▶ INFORMATION GIVEN
•••••

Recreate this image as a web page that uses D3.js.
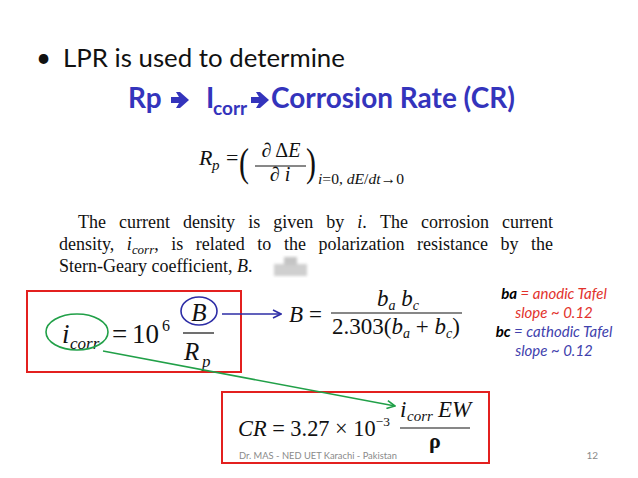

•••••

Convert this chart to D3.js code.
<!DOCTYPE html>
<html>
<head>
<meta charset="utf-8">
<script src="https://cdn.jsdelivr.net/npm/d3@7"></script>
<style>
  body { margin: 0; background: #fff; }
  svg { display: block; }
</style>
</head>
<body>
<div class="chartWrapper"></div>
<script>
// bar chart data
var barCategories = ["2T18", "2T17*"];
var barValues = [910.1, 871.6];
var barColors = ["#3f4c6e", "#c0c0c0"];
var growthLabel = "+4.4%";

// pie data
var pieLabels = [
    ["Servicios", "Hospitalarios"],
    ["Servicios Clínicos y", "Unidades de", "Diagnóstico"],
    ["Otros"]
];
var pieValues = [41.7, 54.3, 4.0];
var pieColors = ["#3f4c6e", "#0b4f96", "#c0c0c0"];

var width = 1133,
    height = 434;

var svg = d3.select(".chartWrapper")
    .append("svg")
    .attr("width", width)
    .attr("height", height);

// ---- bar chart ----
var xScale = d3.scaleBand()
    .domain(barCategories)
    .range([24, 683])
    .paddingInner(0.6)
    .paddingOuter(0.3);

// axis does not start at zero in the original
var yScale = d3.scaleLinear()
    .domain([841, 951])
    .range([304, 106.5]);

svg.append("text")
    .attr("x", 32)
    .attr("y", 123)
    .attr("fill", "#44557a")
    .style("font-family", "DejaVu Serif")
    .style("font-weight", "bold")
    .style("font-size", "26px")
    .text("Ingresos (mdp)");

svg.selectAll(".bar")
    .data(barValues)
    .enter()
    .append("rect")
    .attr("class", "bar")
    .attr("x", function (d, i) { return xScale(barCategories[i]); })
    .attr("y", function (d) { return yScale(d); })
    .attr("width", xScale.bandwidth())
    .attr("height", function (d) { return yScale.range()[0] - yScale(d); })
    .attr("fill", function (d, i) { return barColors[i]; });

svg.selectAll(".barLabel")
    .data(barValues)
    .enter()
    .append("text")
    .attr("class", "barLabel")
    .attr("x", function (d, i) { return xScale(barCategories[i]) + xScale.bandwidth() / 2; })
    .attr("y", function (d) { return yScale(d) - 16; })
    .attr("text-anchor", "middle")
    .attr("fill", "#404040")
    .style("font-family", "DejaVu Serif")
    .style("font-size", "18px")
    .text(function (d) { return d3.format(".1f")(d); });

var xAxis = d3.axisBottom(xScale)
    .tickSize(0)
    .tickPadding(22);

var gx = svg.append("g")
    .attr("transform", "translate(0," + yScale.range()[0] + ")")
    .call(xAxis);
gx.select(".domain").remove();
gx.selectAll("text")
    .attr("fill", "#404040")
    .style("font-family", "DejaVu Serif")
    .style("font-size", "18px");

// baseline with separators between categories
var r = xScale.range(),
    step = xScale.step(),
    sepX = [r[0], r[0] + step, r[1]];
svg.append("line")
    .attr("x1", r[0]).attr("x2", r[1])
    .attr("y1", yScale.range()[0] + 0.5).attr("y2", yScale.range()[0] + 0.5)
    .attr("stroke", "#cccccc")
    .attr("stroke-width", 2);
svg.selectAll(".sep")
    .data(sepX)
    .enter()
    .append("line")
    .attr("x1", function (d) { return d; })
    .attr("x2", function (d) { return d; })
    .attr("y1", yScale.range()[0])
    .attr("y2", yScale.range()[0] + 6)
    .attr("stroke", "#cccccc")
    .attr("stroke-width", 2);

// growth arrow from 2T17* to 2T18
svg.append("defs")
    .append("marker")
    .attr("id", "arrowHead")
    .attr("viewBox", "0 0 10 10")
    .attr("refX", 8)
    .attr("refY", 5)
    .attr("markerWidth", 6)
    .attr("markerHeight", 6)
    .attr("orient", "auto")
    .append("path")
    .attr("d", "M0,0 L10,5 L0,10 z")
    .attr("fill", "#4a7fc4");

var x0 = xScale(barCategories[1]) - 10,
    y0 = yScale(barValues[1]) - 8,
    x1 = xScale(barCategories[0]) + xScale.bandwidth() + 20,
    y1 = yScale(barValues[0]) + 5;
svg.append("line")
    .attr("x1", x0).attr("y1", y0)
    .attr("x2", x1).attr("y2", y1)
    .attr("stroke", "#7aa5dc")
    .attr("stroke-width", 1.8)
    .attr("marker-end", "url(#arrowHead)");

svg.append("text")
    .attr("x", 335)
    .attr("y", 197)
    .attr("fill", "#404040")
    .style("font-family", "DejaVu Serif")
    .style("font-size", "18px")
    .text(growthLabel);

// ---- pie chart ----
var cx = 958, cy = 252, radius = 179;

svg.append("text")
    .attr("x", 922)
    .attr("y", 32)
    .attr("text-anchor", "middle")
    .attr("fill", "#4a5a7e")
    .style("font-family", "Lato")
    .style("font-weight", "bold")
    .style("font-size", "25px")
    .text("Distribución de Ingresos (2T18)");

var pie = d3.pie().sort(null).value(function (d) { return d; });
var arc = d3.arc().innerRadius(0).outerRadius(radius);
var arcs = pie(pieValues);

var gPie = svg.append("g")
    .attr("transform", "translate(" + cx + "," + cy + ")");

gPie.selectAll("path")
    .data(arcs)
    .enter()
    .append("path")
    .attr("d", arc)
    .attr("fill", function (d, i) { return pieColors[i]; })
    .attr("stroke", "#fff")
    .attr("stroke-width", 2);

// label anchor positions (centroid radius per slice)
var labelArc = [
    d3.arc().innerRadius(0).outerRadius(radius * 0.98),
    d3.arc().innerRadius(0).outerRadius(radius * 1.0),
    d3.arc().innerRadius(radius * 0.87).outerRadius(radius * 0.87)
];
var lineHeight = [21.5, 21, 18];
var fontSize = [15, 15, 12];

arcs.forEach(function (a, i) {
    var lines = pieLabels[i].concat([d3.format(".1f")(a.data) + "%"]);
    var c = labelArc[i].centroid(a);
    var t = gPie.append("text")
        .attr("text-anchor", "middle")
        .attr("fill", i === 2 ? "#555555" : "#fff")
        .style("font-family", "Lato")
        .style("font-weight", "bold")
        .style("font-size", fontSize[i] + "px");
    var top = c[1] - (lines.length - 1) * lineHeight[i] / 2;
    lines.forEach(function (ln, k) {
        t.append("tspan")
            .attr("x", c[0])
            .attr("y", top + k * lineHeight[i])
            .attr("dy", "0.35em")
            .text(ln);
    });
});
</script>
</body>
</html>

•••••

▶ STATED TASK
Repeat the span of lines that opens with the line holding "Convert this chart to D3.js code." and closes with the line holding "height = 434;", exactly as it stands.

▶ RESPONSE
Convert this chart to D3.js code.
<!DOCTYPE html>
<html>
<head>
<meta charset="utf-8">
<script src="https://cdn.jsdelivr.net/npm/d3@7"></script>
<style>
  body { margin: 0; background: #fff; }
  svg { display: block; }
</style>
</head>
<body>
<div class="chartWrapper"></div>
<script>
// bar chart data
var barCategories = ["2T18", "2T17*"];
var barValues = [910.1, 871.6];
var barColors = ["#3f4c6e", "#c0c0c0"];
var growthLabel = "+4.4%";

// pie data
var pieLabels = [
    ["Servicios", "Hospitalarios"],
    ["Servicios Clínicos y", "Unidades de", "Diagnóstico"],
    ["Otros"]
];
var pieValues = [41.7, 54.3, 4.0];
var pieColors = ["#3f4c6e", "#0b4f96", "#c0c0c0"];

var width = 1133,
    height = 434;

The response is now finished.